VAN v. THOMAS

United States Court of Appeals, Eleventh Circuit (2007)

Facts

Issue

Holding — Per Curiam

Rule

Reasoning

Deep Dive: How the Court Reached Its Decision

Authority of the Bankruptcy Court

The U.S. Court of Appeals for the Eleventh Circuit reasoned that the bankruptcy court possessed the authority to approve the settlement agreement because the bankruptcy trustee was acting in the interests of all creditors. The court noted that under 11 U.S.C. § 544, the trustee had the power to avoid fraudulent transfers on behalf of the bankruptcy estate, which included pursuing claims against third parties like Van Diepen and OIM. The court emphasized that any recovery from these claims would benefit the estate, thereby justifying the bankruptcy court's jurisdiction to enjoin Romagosa from pursuing her state law claims. While Romagosa contended that her FLSA judgment could hold Van Diepen personally liable, the court clarified that such liability would need to be determined in state court. The bankruptcy court's jurisdiction was deemed appropriate as it encompassed the authority to manage claims related to the recovery of the debtor's property for the benefit of all creditors.

Approval of the Settlement Agreement

The court concluded that the bankruptcy court did not abuse its discretion in approving the settlement agreement, which included a release of claims against third-party non-debtors.
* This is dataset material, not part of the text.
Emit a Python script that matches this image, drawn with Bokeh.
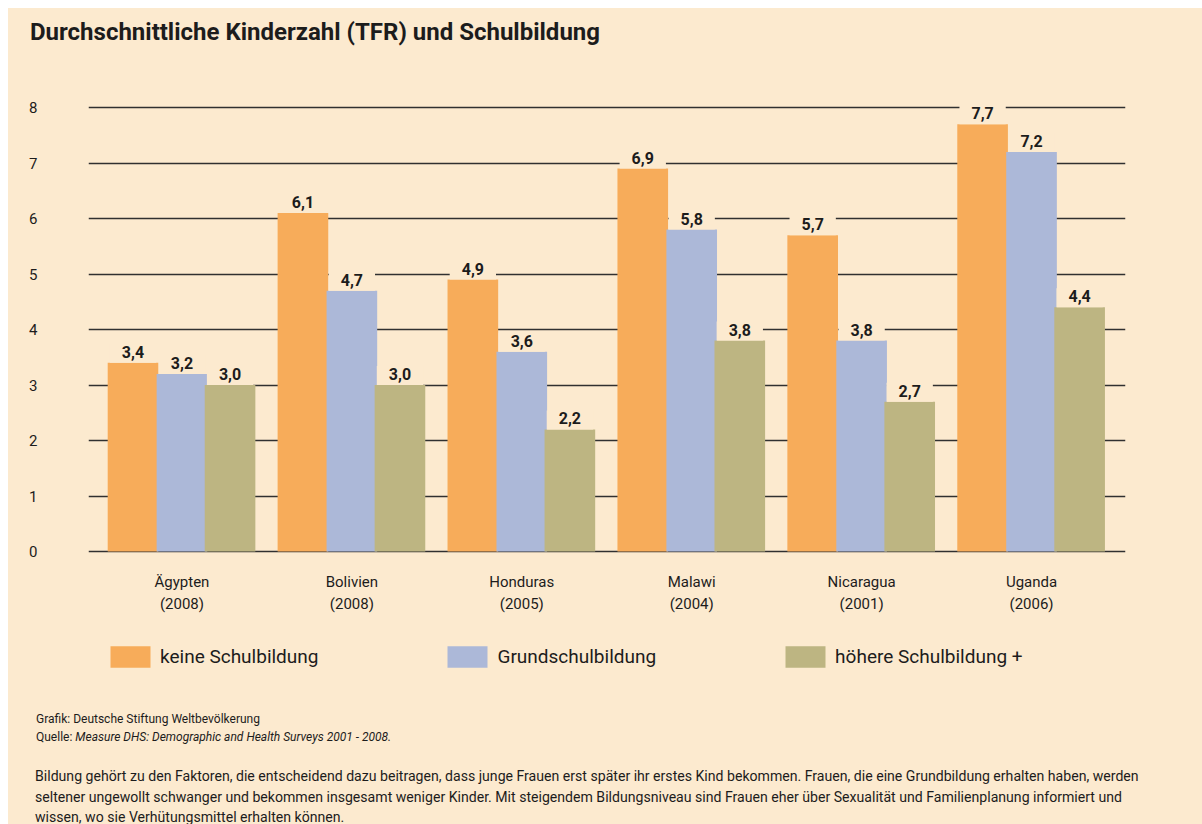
from bokeh.plotting import figure
from bokeh.models import (ColumnDataSource, Range1d, FixedTicker, Legend, LegendItem, Div)
from bokeh.layouts import column
from bokeh.core.properties import value
from bokeh.embed import file_html
from bokeh.resources import INLINE

# ---- data ----
countries = ["Ägypten", "Bolivien", "Honduras", "Malawi", "Nicaragua", "Uganda"]
years = ["(2008)", "(2008)", "(2005)", "(2004)", "(2001)", "(2006)"]
keine = [3.4, 6.1, 4.9, 6.9, 5.7, 7.7]
grund = [3.2, 4.7, 3.6, 5.8, 3.8, 7.2]
hoehere = [3.0, 3.0, 2.2, 3.8, 2.7, 4.4]
series_names = ["keine Schulbildung", "Grundschulbildung", "höhere Schulbildung +"]
y_ticks = [0, 1, 2, 3, 4, 5, 6, 7, 8]

title_text = "Durchschnittliche Kinderzahl (TFR) und Schulbildung"
credit_text = "Grafik: Deutsche Stiftung Weltbevölkerung"
source_prefix = "Quelle:"
source_text = "Measure DHS: Demographic and Health Surveys 2001 - 2008."
paragraph = [
    "Bildung gehört zu den Faktoren, die entscheidend dazu beitragen, dass junge Frauen erst später ihr erstes Kind bekommen. Frauen, die eine Grundbildung erhalten haben, werden",
    "seltener ungewollt schwanger und bekommen insgesamt weniger Kinder. Mit steigendem Bildungsniveau sind Frauen eher über Sexualität und Familienplanung informiert und",
    "wissen, wo sie Verhütungsmittel erhalten können.",
]

# ---- style ----
BG = "#FCEACF"
COLORS = ["#F7AC5A", "#ACB8D8", "#BDB582"]
TXT = "#1c1c1c"
FONT = "Roboto"
W = 1194
FIG_H = 632
PX_PER_UNIT = 55.5            # vertical scale of the value axis
Y_TOP = 8 + 6 / PX_PER_UNIT   # a little headroom above the "8" line
Y_BOTTOM = -149 / PX_PER_UNIT  # frame continues below 0 to hold labels + legend
LABEL_Y = -0.39               # top of the category labels (data units)

title_div = Div(
    text=f'<div style="position:relative;width:{W}px;height:60px;">'
         f'<div style="position:absolute;left:22px;top:10px;font-family:{FONT};font-weight:bold;'
         f'font-size:24px;line-height:28px;color:{TXT};white-space:nowrap;">{title_text}</div></div>',
    width=W, height=60, margin=0, styles={"background-color": BG})

p = figure(width=W, height=FIG_H, output_backend="svg", toolbar_location=None,
           x_range=Range1d(-0.55, 5.553), y_range=Range1d(Y_BOTTOM, Y_TOP),
           x_axis_location=None,
           min_border_left=80, min_border_right=77, min_border_top=33,
           min_border_bottom=0, margin=0)
p.background_fill_color = BG
p.border_fill_color = BG
p.outline_line_color = None

xs = list(range(len(countries)))
offsets = [-0.288, 0.0, 0.283]
width = 0.298
renderers = []
sources = []
for vals, off, col in zip([keine, grund, hoehere], offsets, COLORS):
    src = ColumnDataSource(dict(
        x=[x + off for x in xs], top=vals,
        lab=[f"{v:.1f}".replace(".", ",") for v in vals]))
    r = p.vbar(x="x", top="top", bottom=0, width=width, source=src,
               fill_color=col, line_color=None)
    renderers.append(r)
    sources.append(src)

# value labels (with a background patch that hides the grid line behind them)
for src in sources:
    p.text(x="x", y="top", text="lab", source=src, text_align="center",
           text_baseline="bottom", y_offset=0, text_font=value(FONT),
           text_font_style="bold", text_font_size="16px", text_color=TXT,
           background_fill_color=BG,
           padding=dict(left=12, right=12, top=2, bottom=5))

# category labels under each group
cat_src = ColumnDataSource(dict(x=xs, y=[LABEL_Y] * len(xs),
                                lab=[f"{c}\n{y}" for c, y in zip(countries, years)]))
p.text(x="x", y="y", text="lab", source=cat_src, text_align="center", text_baseline="top",
       text_line_height=1.2, text_font=value(FONT), text_font_size="15px", text_color=TXT)

# grid and y axis
p.xgrid.grid_line_color = None
p.ygrid.ticker = FixedTicker(ticks=y_ticks)
p.ygrid.grid_line_color = "#303030"
p.ygrid.grid_line_width = 1.6

p.yaxis.ticker = FixedTicker(ticks=y_ticks)
p.yaxis.axis_line_color = None
p.yaxis.major_tick_line_color = None
p.yaxis.major_tick_out = 0
p.yaxis.major_tick_in = 0
p.yaxis.minor_tick_line_color = None
p.yaxis.major_label_standoff = 51
p.yaxis.major_label_text_font = FONT
p.yaxis.major_label_text_font_size = "15px"
p.yaxis.major_label_text_color = TXT

# legend
legend = Legend(items=[LegendItem(label=n, renderers=[r]) for n, r in zip(series_names, renderers)],
                orientation="horizontal", location=(17, 30),
                glyph_width=50, glyph_height=27, label_standoff=5, spacing=124,
                padding=0, margin=0, border_line_color=None, background_fill_alpha=0,
                label_text_font=FONT, label_text_font_size="19px", label_text_color=TXT)
p.add_layout(legend, "center")

src_html = (
    f'<div style="position:relative;width:{W}px;height:124px;font-family:{FONT};color:{TXT};white-space:nowrap;">'
    f'<div style="position:absolute;left:28px;top:12px;font-size:12px;line-height:14px;">{credit_text}</div>'
    f'<div style="position:absolute;left:28px;top:30px;font-size:12px;line-height:14px;">{source_prefix} <i>{source_text}</i></div>'
)
for i, line in enumerate(paragraph):
    src_html += (f'<div style="position:absolute;left:27px;top:{66 + 20.5 * i:.1f}px;font-size:14.1px;'
                 f'line-height:20px;">{line}</div>')
src_html += '</div>'
footer_div = Div(text=src_html, width=W, height=124, margin=0, styles={"background-color": BG})

layout = column(title_div, p, footer_div, spacing=0, margin=(8, 0, 0, 8),
                styles={"background-color": BG})
open("out.html", "w").write(file_html(layout, INLINE))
The Eleventh Circuit differentiated this case from previous cases involving reorganization plans under Chapter 11, where the release of non-debtors was less common and typically required unusual circumstances. In this Chapter 7 case, the settlement provided additional funds to the bankruptcy estate rather than discharging the debts of the P.A. The bankruptcy court assessed the proposed settlement based on the Justice Oaks factors, which consider the probability of success, difficulties in collection, complexity of litigation, and the interests of creditors. The court found that the Trustee's assessment of the claims against Van Diepen and OIM, as well as the potential challenges of pursuing them, justified the settlement. Thus, the court affirmed that the bankruptcy court's decision aligned with the best interests of all creditors, not just Romagosa.

Assessment of Claims and Creditor Interests

The court acknowledged Romagosa's argument regarding the strength of her claims but maintained that the bankruptcy court properly evaluated the potential outcomes of litigation. The Trustee had valued specific claims at $55,000 but determined that a settlement of $45,000 would be more advantageous given the uncertainties and costs associated with continued litigation. The court noted that while Romagosa cited a similar case to support her position, the circumstances differed significantly, particularly regarding the nature of the assets involved. Most of the P.A.'s assets were leased, and the court recognized that proving fraudulent transfer and piercing the corporate veil claims would be complex and uncertain. The bankruptcy court's consideration of all creditors' interests, rather than focusing solely on Romagosa's claims, was deemed appropriate and within its discretion.

Conclusion of the Court

Ultimately, the Eleventh Circuit affirmed the bankruptcy court's approval of the settlement agreement, determining that it had the authority to do so. The court found that the bankruptcy trustee acted within his rights when settling claims related to the estate and enjoining Romagosa from pursuing her claims in state court. It concluded that the settlement agreement was in line with the best interests of the creditors and was a reasonable exercise of the bankruptcy court's discretion. The court expressed that the uncertainties surrounding the litigation, combined with the potential costs and the need for expediency, justified the settlement. Therefore, the Eleventh Circuit upheld the lower courts' decisions, reinforcing the trustee's role in managing the estate's claims effectively for the benefit of all creditors involved.